Mar 11 (Fri) @ 11:30am: "Domain Specific Machine Learning – A No-Free-Lunch Perspective,” Matthew Nero, ECE PhD Defense
This work explores Domain Specific Machine Learning (DSML) problems that arise from a workflow in a semiconductor company. The focus is on understanding what characteristics make them different from a typical machine learning problem. We first discuss a general setup for a DSML problem and provide two postulates to describe the scope of the DSML considered in this research. We examine the theories of machine learning, including four different schools of thinking for articulation of what machine learning is. We review the No Free Lunch Theory for machine learning and discuss the incompleteness of the four theories in view of the No Free Lunch.
Based on the theoretical understanding, we then point out the essence of DSML. Specifically, a DSML problem considered in this work follows an iterative process. In each iteration, the learning goal is to attain a "surprise" for the next iteration. Essentially, the unpredictability in the data appears in the next iteration represents the value of the learning. From this point of view, we argue that the underlying problem in DSML is local No Free Lunch.
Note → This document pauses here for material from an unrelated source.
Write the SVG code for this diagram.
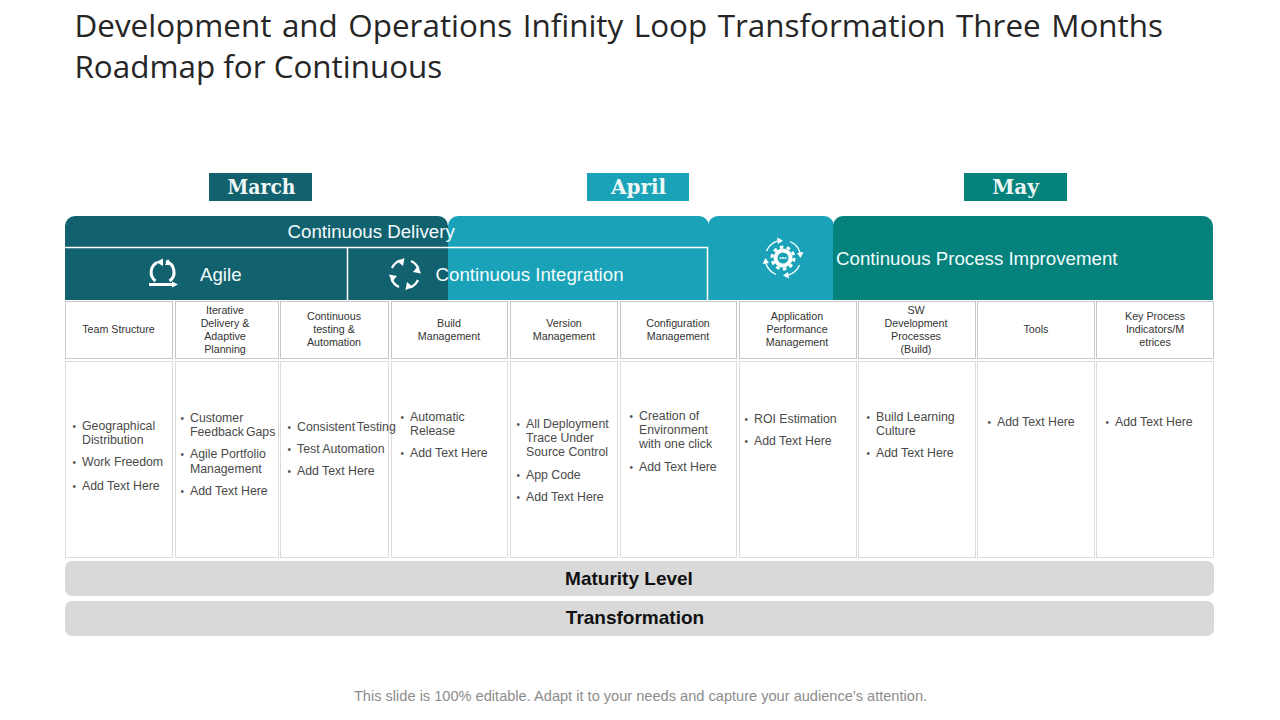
<svg xmlns="http://www.w3.org/2000/svg" width="1280" height="720" viewBox="0 0 1280 720">
<defs>
<g id="ci-arc"><path d="M392 268A14.500 14.500 0 0 1 400 260.500" fill="none" stroke="#fff" stroke-width="2.300"/><path d="M404.500 258L397 261L403 266Z" fill="#fff"/></g>
<g id="gear-arc"><path d="M766.500 251A18 18 0 0 1 778 240.800" fill="none" stroke="#fff" stroke-width="1.300"/><path d="M783 240.500L777 237.500L778 244Z" fill="#fff"/></g>
</defs>
<style>
text{font-family:"Liberation Sans",Arial,sans-serif}
.title{font-family:"Open Sans","Noto Sans",sans-serif;font-size:31.400px;fill:#262626}
.m{font-family:"DejaVu Serif","Liberation Serif",serif;font-size:20px;font-weight:bold;fill:#eef7f6;text-anchor:middle}
.h{font-size:18.700px;fill:#f2fbfb}
.c{fill:#fff;stroke:#c8c8c8;stroke-width:1}
.d{fill:#fff;stroke:#dcdcdc;stroke-width:1}
.t{font-size:10.700px;fill:#333;text-anchor:middle}
.b{font-size:12.300px;fill:#4a4a4a}
.u{font-size:10px;fill:#555}
.bar{fill:#d9d9d9}
.bl{font-size:19px;font-weight:bold;fill:#111;text-anchor:middle}
</style>
<text class="title" x="74.500" y="37" word-spacing="2.400">Development and Operations Infinity Loop Transformation Three Months</text>
<text class="title" x="74.500" y="78">Roadmap for Continuous</text>
<g id="month-march"><rect x="209" y="173" width="103" height="28" fill="#12616f"/><text class="m" x="261.500" y="194" textLength="68" lengthAdjust="spacingAndGlyphs">March</text></g>
<g id="month-april"><rect x="587" y="173" width="102" height="28" fill="#1aa3b8"/><text class="m" x="638.500" y="194">April</text></g>
<g id="month-may"><rect x="964" y="173" width="103" height="28" fill="#04827b"/><text class="m" x="1015.500" y="194">May</text></g>

<g id="band-april"><path d="M448 300V226a10 10 0 0 1 10-10H699a10 10 0 0 1 10 10V300Z" fill="#1aa3b8"/>
<path d="M708 226a10 10 0 0 1 10-10H824a10 10 0 0 1 10 10V300H708Z" fill="#1aa3b8"/>
<path d="M448 247.500H707.500V300" fill="none" stroke="#fff" stroke-width="1.500"/></g>
<g id="band-march"><path d="M65 300V226a10 10 0 0 1 10-10H438a10 10 0 0 1 10 10V300Z" fill="#12616f"/>
<path d="M65 247.500H448M347.500 248V300" fill="none" stroke="#fff" stroke-width="1.500"/>
<text class="h" x="287.500" y="238">Continuous Delivery</text>
<text class="h" x="200" y="281">Agile</text>
<text class="h" x="435.500" y="281">Continuous Integration</text>
<g id="icon-agile"><path d="M155.500 281A11 11 0 0 1 157 262.500M166 261.500A11 11 0 0 1 169.500 281" fill="none" stroke="#fff" stroke-width="3"/><path d="M156 262L163 258.500L163 266ZM172 265L165 265L168 259Z" fill="#fff"/><rect x="149" y="283" width="24" height="3" fill="#fff"/><path d="M172 281.500L178 284.500L172 287.500Z" fill="#fff"/></g>
<g id="icon-ci"><use href="#ci-arc"/><use href="#ci-arc" transform="rotate(90 405 274)"/><use href="#ci-arc" transform="rotate(180 405 274)"/><use href="#ci-arc" transform="rotate(270 405 274)"/></g></g>
<g id="band-may"><path d="M833 300V226a10 10 0 0 1 10-10H1203a10 10 0 0 1 10 10V300Z" fill="#04827b"/>
<text class="h" x="836" y="265">Continuous Process Improvement</text></g>
<g id="icon-gear"><use href="#gear-arc"/><use href="#gear-arc" transform="rotate(90 783 258)"/><use href="#gear-arc" transform="rotate(180 783 258)"/><use href="#gear-arc" transform="rotate(270 783 258)"/>
<circle cx="783" cy="258" r="11" fill="none" stroke="#fff" stroke-width="3" stroke-dasharray="3.500 3.410"/><circle cx="783" cy="258" r="9.500" fill="#fff"/><circle cx="783" cy="258" r="5.500" fill="#1aa3b8"/><circle cx="780.500" cy="258" r="1" fill="#fff"/><circle cx="783" cy="258" r="1" fill="#fff"/><circle cx="785.500" cy="258" r="1" fill="#fff"/></g>

<g id="col-1"><rect class="c" x="65.500" y="301.500" width="107" height="57"/><text class="t" x="118.500" y="333">Team Structure</text><rect class="d" x="65.500" y="361.500" width="107" height="196"/>
<text class="u" x="72.500" y="430">•</text><text class="b" x="82" y="430">Geographical</text><text class="b" x="82" y="444">Distribution</text><text class="u" x="72.500" y="466">•</text><text class="b" x="82" y="466">Work Freedom</text><text class="u" x="72.500" y="490">•</text><text class="b" x="82" y="490">Add Text Here</text></g>
<g id="col-2"><rect class="c" x="175.500" y="301.500" width="103" height="57"/><text class="t" x="225" y="314">Iterative</text><text class="t" x="225" y="327">Delivery &amp;</text><text class="t" x="225" y="340">Adaptive</text><text class="t" x="225" y="353">Planning</text><rect class="d" x="175.500" y="361.500" width="103" height="196"/>
<text class="u" x="180.500" y="422">•</text><text class="b" x="190" y="422">Customer</text><text class="b" x="190" y="436" word-spacing="-1.500">Feedback Gaps</text><text class="u" x="180.500" y="458">•</text><text class="b" x="190" y="458">Agile Portfolio</text><text class="b" x="190" y="473">Management</text><text class="u" x="180.500" y="495">•</text><text class="b" x="190" y="495">Add Text Here</text></g>
<g id="col-4"><rect class="c" x="391.500" y="301.500" width="116" height="57"/><text class="t" x="449" y="327">Build</text><text class="t" x="449" y="340">Management</text><rect class="d" x="391.500" y="361.500" width="116" height="196"/>
<text class="u" x="400.500" y="421">•</text><text class="b" x="410" y="421">Automatic</text><text class="b" x="410" y="435">Release</text><text class="u" x="400.500" y="457">•</text><text class="b" x="410" y="457">Add Text Here</text></g>
<g id="col-3"><rect class="c" x="280.500" y="301.500" width="108" height="57"/><text class="t" x="334" y="320">Continuous</text><text class="t" x="334" y="333">testing &amp;</text><text class="t" x="334" y="346">Automation</text><rect class="d" x="280.500" y="361.500" width="108" height="196"/>
<text class="u" x="287.500" y="431">•</text><text class="b" x="297" y="431" word-spacing="-1.500">Consistent Testing</text><text class="u" x="287.500" y="453">•</text><text class="b" x="297" y="453">Test Automation</text><text class="u" x="287.500" y="475">•</text><text class="b" x="297" y="475">Add Text Here</text></g>
<g id="col-5"><rect class="c" x="510.500" y="301.500" width="107" height="57"/><text class="t" x="564" y="327">Version</text><text class="t" x="564" y="340">Management</text><rect class="d" x="510.500" y="361.500" width="107" height="196"/>
<text class="u" x="516.500" y="428">•</text><text class="b" x="526" y="428">All Deployment</text><text class="b" x="526" y="442">Trace Under</text><text class="b" x="526" y="456">Source Control</text><text class="u" x="516.500" y="479">•</text><text class="b" x="526" y="479">App Code</text><text class="u" x="516.500" y="501">•</text><text class="b" x="526" y="501">Add Text Here</text></g>
<g id="col-6"><rect class="c" x="620.500" y="301.500" width="116" height="57"/><text class="t" x="678" y="327">Configuration</text><text class="t" x="678" y="340">Management</text><rect class="d" x="620.500" y="361.500" width="116" height="196"/>
<text class="u" x="629.500" y="420">•</text><text class="b" x="639" y="420">Creation of</text><text class="b" x="639" y="434">Environment</text><text class="b" x="639" y="448">with one click</text><text class="u" x="629.500" y="471">•</text><text class="b" x="639" y="471">Add Text Here</text></g>
<g id="col-7"><rect class="c" x="739.500" y="301.500" width="117" height="57"/><text class="t" x="797" y="320">Application</text><text class="t" x="797" y="333">Performance</text><text class="t" x="797" y="346">Management</text><rect class="d" x="739.500" y="361.500" width="117" height="196"/>
<text class="u" x="744.500" y="423">•</text><text class="b" x="754" y="423">ROI Estimation</text><text class="u" x="744.500" y="445">•</text><text class="b" x="754" y="445">Add Text Here</text></g>
<g id="col-8"><rect class="c" x="858.500" y="301.500" width="117" height="57"/><text class="t" x="916" y="314">SW</text><text class="t" x="916" y="327">Development</text><text class="t" x="916" y="340">Processes</text><text class="t" x="916" y="353">(Build)</text><rect class="d" x="858.500" y="361.500" width="117" height="196"/>
<text class="u" x="866.500" y="421">•</text><text class="b" x="876" y="421">Build Learning</text><text class="b" x="876" y="435">Culture</text><text class="u" x="866.500" y="457">•</text><text class="b" x="876" y="457">Add Text Here</text></g>
<g id="col-9"><rect class="c" x="977.500" y="301.500" width="117" height="57"/><text class="t" x="1036" y="333">Tools</text><rect class="d" x="977.500" y="361.500" width="117" height="196"/>
<text class="u" x="987.500" y="426">•</text><text class="b" x="997" y="426">Add Text Here</text></g>
<g id="col-10"><rect class="c" x="1096.500" y="301.500" width="117" height="57"/><text class="t" x="1155" y="320">Key Process</text><text class="t" x="1155" y="333">Indicators/M</text><text class="t" x="1155" y="346">etrices</text><rect class="d" x="1096.500" y="361.500" width="117" height="196"/>
<text class="u" x="1105.500" y="426">•</text><text class="b" x="1115" y="426">Add Text Here</text></g>

<g id="bar-maturity"><rect class="bar" x="65" y="561" width="1149" height="35" rx="7"/><text class="bl" x="629" y="585">Maturity Level</text></g>
<g id="bar-transformation"><rect class="bar" x="65" y="601" width="1149" height="35" rx="7"/><text class="bl" x="635" y="624">Transformation</text></g>
<text x="640.500" y="701" text-anchor="middle" font-size="14.600" fill="#8c8c8c">This slide is 100% editable. Adapt it to your needs and capture your audience's attention.</text>
</svg>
An important consequence of this view is that machine learning will no longer be used in making a decision for the user, as that traditionally used. Instead, it is used to help a data summarization process to facilitate user to make a decision. In this thesis, we investigate two types of applications, outlier screening in production testing and wafer map pattern recognition for yield monitoring and improvement. We use these two applications to illustrate our view of DSML as well as various considerations associated with the view. Based on experience of implementing a machine learning software solution in a company, we explain the lessons learned for deploying a successful machine learning solution. If we consider traditional machine learning as largely focusing on the learning algorithms, we conclude that DSML is largely focusing on all other aspects trying to leverage the capability of a learning algorithm (if possible). From this angle, DSML is solving a problem complementary to machine learning (Co-ML). In other words, DSML shall not be taken as another direct extension of ML. Instead, it would be more appropriate to view DSML (in the semiconductor industry) as Co-ML.
Matthew Nero is a graduate student in the IEA lab at UCSB, he received his MS and BS in Computer Engineering at UCSB. Matthew has interned for NXP and GLOBALFOUNDRIES, prior to attending UCSB he served as a military intelligence linguist for 6 years. Matthew's area of research is in applying ML within the silicon manufacturing industry.